#### Given task:
Copy exactly, and only, the lines below from the first through the one containing "2.2, 2.4, 2.6, 2.8, 3.0, 3.25, 3.5, 3.75, 4.0];", both included; pictures are omitted.
# Supplied records start
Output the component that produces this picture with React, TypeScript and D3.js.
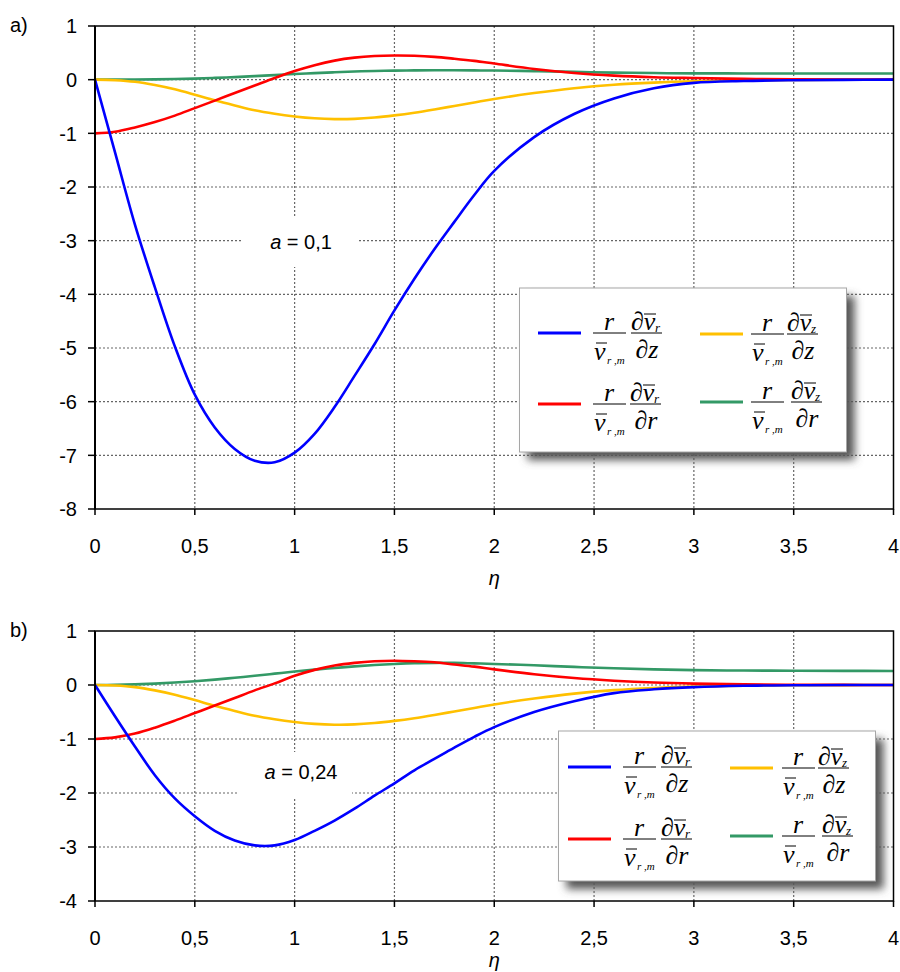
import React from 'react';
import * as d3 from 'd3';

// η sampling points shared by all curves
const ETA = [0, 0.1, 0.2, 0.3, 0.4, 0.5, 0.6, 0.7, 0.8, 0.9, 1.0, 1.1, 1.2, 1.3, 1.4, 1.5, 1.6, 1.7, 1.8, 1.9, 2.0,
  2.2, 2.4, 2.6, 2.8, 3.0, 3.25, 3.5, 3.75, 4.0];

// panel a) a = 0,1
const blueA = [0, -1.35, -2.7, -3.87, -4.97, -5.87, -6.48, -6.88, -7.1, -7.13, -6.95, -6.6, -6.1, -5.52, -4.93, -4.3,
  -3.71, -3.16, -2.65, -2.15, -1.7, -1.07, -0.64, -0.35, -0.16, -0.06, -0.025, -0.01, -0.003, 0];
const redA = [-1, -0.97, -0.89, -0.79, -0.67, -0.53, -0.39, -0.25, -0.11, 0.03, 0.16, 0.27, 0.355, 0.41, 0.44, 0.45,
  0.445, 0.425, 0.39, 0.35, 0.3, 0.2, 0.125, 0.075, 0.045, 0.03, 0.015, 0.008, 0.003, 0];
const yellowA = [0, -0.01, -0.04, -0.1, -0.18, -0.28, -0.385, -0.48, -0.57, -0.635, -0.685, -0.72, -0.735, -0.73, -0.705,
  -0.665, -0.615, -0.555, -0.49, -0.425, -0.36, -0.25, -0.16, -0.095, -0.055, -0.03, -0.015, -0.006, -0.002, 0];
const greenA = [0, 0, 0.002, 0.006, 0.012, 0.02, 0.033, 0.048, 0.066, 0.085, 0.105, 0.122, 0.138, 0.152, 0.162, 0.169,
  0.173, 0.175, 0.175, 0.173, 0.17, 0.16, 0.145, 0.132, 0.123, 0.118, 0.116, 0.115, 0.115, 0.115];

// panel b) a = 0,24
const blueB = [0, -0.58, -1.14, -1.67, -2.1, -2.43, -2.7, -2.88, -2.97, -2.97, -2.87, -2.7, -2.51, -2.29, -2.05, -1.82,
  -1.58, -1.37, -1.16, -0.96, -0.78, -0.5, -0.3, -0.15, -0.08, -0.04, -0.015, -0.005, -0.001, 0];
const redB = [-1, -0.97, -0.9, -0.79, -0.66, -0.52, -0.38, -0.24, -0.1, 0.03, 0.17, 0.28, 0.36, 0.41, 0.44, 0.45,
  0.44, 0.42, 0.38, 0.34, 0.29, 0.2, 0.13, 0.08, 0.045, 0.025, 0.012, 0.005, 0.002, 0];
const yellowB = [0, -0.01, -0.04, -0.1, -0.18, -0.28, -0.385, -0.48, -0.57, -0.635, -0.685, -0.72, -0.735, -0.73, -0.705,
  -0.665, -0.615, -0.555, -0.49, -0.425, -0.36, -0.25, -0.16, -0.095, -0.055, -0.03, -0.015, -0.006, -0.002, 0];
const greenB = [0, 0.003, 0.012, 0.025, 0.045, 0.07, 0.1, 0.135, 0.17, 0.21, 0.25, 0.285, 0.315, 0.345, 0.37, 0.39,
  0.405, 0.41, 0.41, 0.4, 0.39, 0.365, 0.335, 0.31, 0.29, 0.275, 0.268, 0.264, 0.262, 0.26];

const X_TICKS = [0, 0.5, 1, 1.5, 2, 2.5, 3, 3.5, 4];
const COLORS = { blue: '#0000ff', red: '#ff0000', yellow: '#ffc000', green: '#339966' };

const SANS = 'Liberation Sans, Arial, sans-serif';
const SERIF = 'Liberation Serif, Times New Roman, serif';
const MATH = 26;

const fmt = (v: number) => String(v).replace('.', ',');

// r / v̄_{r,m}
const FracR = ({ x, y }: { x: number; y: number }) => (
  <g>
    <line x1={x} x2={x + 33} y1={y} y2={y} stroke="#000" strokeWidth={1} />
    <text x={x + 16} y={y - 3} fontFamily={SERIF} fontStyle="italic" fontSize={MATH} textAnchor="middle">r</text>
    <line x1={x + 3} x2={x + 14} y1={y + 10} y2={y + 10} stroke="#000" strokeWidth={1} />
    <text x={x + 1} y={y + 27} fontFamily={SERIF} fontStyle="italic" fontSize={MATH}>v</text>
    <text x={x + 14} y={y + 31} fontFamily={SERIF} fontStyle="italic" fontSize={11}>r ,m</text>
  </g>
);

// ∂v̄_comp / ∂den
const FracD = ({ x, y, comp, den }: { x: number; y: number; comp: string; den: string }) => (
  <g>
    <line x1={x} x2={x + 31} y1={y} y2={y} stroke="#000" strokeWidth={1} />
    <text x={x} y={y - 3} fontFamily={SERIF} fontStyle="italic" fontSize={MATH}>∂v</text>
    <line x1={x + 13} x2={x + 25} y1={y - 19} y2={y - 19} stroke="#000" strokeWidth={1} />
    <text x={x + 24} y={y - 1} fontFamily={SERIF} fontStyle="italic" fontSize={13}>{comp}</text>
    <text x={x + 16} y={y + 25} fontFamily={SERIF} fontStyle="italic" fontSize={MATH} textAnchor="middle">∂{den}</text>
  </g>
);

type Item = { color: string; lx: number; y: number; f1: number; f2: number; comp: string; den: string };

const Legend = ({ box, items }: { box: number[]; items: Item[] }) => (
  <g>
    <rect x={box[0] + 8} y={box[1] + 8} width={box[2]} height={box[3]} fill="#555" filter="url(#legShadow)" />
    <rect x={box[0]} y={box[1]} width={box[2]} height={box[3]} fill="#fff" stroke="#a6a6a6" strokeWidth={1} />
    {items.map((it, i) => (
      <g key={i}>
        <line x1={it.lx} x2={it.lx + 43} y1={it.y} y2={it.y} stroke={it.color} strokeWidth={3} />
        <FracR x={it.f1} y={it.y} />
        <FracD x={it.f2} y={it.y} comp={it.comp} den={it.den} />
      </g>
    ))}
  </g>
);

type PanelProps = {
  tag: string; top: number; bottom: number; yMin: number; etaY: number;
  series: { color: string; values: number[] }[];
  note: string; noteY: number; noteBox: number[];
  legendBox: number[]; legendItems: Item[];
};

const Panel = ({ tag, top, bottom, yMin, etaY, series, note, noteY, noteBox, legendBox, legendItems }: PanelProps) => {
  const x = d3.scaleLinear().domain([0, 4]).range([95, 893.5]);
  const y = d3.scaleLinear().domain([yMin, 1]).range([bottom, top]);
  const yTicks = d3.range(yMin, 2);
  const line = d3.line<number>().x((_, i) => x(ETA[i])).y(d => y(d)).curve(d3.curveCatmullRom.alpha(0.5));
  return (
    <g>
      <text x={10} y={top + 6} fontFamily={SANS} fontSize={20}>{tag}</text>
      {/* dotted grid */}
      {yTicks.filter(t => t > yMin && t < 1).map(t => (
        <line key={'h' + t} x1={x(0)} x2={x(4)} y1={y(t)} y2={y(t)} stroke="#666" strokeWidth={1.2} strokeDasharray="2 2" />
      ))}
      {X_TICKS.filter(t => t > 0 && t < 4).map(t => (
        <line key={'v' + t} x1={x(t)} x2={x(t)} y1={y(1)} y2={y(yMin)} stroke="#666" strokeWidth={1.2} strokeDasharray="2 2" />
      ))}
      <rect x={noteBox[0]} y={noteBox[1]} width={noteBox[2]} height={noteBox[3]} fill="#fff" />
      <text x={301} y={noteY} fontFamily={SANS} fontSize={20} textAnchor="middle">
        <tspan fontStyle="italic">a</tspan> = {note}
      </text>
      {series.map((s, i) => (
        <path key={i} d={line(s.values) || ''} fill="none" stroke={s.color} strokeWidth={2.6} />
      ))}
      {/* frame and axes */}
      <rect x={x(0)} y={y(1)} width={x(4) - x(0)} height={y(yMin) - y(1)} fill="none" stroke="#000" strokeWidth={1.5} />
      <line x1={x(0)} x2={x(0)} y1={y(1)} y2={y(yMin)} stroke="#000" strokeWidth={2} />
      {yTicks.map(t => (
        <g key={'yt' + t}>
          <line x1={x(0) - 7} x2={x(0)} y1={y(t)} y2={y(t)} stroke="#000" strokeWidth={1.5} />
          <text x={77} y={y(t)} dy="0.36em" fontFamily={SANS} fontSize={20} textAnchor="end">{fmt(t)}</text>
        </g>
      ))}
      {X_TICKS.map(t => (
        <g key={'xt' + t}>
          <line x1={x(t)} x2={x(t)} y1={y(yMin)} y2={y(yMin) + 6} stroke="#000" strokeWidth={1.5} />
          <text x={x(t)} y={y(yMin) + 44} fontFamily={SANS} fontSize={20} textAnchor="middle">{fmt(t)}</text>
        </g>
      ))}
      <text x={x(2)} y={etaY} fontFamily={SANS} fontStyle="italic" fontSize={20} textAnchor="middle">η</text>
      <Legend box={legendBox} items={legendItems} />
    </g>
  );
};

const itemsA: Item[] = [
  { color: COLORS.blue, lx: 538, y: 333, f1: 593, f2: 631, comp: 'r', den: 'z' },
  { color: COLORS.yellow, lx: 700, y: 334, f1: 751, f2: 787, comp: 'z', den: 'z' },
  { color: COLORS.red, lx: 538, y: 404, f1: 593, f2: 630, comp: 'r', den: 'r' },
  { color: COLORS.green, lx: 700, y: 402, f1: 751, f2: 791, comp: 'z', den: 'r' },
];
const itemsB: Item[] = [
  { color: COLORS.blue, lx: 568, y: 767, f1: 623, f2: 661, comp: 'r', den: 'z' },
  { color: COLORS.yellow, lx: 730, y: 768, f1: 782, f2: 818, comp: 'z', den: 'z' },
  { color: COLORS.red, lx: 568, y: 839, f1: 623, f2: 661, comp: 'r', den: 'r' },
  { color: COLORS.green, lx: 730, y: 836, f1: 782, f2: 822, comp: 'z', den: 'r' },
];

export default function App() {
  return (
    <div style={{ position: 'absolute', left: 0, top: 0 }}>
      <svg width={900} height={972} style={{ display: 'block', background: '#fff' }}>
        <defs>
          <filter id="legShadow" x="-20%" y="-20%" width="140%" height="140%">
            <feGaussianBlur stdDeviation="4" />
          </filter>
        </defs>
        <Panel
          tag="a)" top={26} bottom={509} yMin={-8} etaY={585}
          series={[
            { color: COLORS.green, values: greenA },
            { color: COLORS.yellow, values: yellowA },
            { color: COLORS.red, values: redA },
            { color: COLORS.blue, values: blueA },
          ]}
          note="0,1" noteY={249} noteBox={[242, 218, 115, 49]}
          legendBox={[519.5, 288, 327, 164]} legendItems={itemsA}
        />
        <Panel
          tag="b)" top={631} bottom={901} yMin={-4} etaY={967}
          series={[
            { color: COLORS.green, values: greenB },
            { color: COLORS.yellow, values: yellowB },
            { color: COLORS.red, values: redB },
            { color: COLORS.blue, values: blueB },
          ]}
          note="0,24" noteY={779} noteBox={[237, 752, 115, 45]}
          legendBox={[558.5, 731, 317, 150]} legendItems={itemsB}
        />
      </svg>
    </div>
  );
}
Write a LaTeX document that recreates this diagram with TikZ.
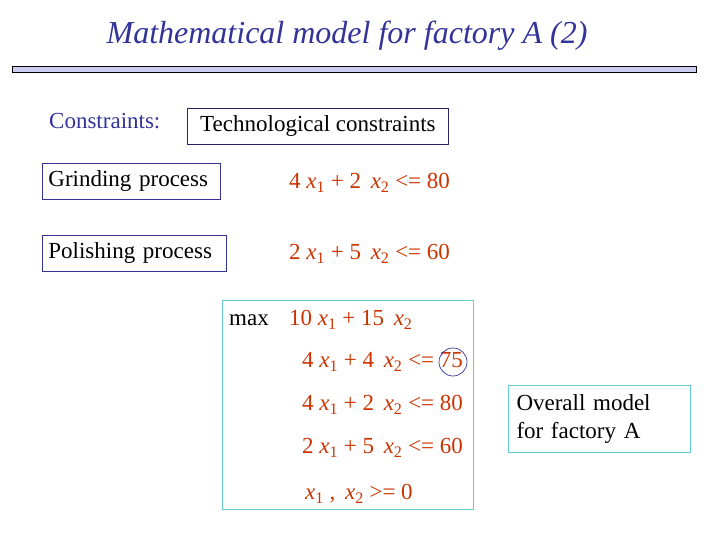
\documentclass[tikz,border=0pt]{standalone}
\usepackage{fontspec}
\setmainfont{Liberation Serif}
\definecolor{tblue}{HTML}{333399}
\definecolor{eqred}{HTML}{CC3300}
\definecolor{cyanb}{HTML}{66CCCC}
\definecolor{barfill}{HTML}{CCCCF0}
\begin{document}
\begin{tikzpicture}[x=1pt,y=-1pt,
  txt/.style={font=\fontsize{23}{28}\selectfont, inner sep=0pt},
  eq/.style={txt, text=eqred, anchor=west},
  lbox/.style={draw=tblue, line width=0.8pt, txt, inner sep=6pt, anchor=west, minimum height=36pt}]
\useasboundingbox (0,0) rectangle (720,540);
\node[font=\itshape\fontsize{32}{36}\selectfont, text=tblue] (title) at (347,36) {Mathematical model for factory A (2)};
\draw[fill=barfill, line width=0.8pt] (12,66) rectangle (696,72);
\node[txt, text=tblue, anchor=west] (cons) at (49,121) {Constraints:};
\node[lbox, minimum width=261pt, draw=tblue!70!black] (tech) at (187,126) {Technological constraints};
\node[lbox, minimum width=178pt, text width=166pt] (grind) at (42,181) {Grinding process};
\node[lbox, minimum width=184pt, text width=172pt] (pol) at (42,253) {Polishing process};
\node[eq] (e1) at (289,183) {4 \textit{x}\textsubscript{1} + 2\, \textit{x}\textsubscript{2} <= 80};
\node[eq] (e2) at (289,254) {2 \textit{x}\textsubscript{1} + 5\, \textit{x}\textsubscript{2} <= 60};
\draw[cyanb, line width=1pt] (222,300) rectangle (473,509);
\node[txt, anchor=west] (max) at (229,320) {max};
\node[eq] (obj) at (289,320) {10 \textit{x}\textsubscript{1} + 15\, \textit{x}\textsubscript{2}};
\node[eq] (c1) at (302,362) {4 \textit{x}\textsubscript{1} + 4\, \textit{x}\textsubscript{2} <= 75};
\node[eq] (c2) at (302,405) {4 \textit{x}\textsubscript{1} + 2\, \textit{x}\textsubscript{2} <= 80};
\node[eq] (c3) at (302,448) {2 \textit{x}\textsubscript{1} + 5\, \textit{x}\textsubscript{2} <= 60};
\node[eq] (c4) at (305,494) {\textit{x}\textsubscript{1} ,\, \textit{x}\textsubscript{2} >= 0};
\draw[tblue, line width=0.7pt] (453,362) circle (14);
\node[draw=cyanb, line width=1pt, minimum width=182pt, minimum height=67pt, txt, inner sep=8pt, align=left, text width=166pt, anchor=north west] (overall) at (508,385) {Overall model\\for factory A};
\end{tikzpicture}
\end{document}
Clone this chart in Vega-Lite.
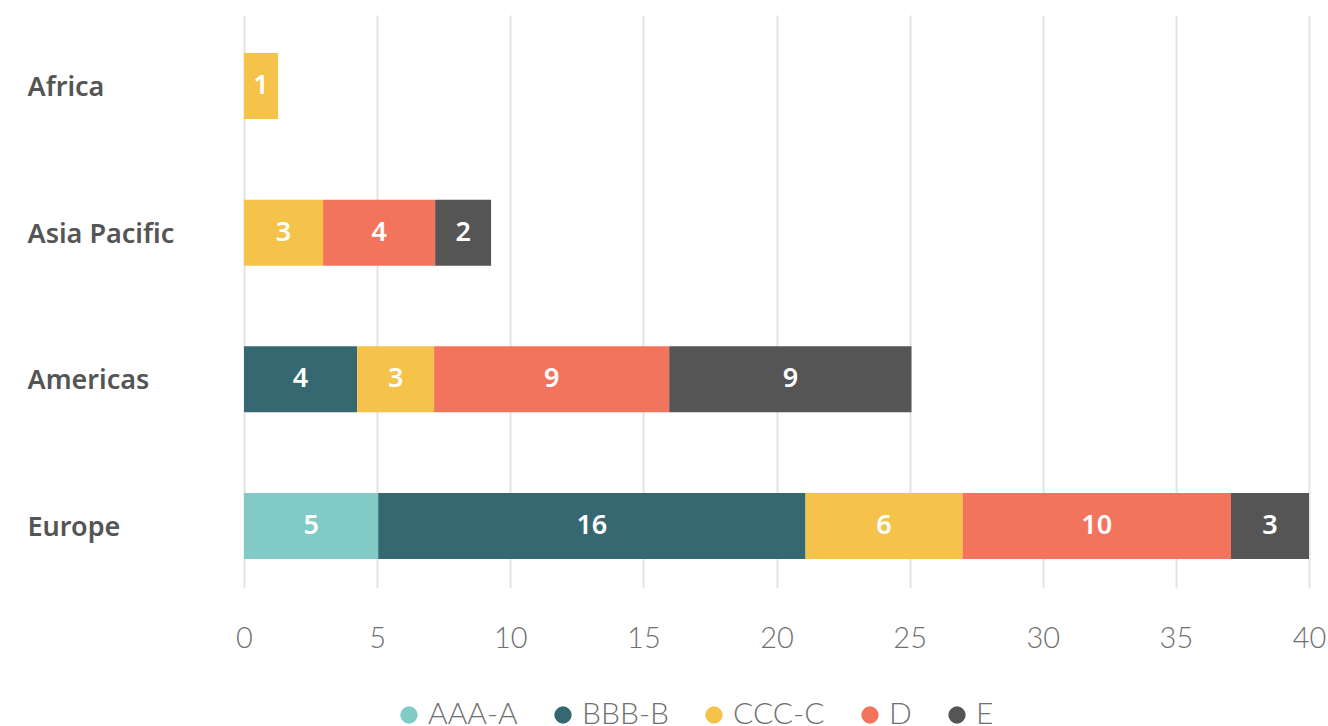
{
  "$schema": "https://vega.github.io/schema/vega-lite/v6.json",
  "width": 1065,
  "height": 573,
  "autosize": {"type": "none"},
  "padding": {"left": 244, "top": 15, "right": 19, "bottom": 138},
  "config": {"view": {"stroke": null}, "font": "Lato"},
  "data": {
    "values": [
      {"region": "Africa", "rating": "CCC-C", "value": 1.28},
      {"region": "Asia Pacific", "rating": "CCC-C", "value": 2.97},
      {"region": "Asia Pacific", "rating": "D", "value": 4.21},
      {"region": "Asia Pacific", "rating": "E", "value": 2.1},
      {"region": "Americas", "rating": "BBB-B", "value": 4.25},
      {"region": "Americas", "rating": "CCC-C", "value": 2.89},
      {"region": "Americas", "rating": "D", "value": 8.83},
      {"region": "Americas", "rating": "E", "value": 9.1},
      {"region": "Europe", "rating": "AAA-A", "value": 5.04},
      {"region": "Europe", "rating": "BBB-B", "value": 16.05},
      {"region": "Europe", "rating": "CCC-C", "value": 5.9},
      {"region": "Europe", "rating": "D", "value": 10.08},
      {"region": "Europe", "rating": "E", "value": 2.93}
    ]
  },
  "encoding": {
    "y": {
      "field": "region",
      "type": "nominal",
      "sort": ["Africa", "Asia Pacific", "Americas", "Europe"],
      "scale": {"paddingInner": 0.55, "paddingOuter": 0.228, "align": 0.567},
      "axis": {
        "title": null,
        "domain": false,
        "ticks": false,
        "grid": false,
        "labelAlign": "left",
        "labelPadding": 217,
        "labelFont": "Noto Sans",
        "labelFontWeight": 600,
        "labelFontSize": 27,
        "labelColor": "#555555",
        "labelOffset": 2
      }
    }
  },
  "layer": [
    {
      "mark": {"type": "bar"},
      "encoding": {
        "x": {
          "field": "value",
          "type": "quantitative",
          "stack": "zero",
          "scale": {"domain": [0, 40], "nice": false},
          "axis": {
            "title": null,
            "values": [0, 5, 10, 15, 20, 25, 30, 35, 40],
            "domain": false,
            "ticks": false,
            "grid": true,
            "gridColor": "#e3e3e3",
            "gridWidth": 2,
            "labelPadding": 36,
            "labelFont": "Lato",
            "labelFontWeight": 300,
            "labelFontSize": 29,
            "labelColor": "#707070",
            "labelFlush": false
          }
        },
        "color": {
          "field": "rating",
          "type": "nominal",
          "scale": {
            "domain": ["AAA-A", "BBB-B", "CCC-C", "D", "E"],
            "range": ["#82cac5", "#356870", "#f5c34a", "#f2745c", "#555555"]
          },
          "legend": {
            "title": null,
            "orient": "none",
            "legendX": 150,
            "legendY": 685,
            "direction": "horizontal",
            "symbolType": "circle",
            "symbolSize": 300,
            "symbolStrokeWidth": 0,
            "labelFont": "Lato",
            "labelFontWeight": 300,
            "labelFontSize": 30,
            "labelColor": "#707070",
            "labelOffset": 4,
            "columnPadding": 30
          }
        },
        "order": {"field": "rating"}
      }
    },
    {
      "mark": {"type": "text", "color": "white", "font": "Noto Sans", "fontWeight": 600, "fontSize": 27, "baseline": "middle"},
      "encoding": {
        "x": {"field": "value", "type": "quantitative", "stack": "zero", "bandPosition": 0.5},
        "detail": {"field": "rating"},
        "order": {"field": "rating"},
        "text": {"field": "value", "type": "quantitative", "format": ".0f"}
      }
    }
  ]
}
# Supplied records end
#### Problem solution:
Output the component that produces this picture with React, TypeScript and D3.js.
import React from 'react';
import * as d3 from 'd3';

// η sampling points shared by all curves
const ETA = [0, 0.1, 0.2, 0.3, 0.4, 0.5, 0.6, 0.7, 0.8, 0.9, 1.0, 1.1, 1.2, 1.3, 1.4, 1.5, 1.6, 1.7, 1.8, 1.9, 2.0,
  2.2, 2.4, 2.6, 2.8, 3.0, 3.25, 3.5, 3.75, 4.0];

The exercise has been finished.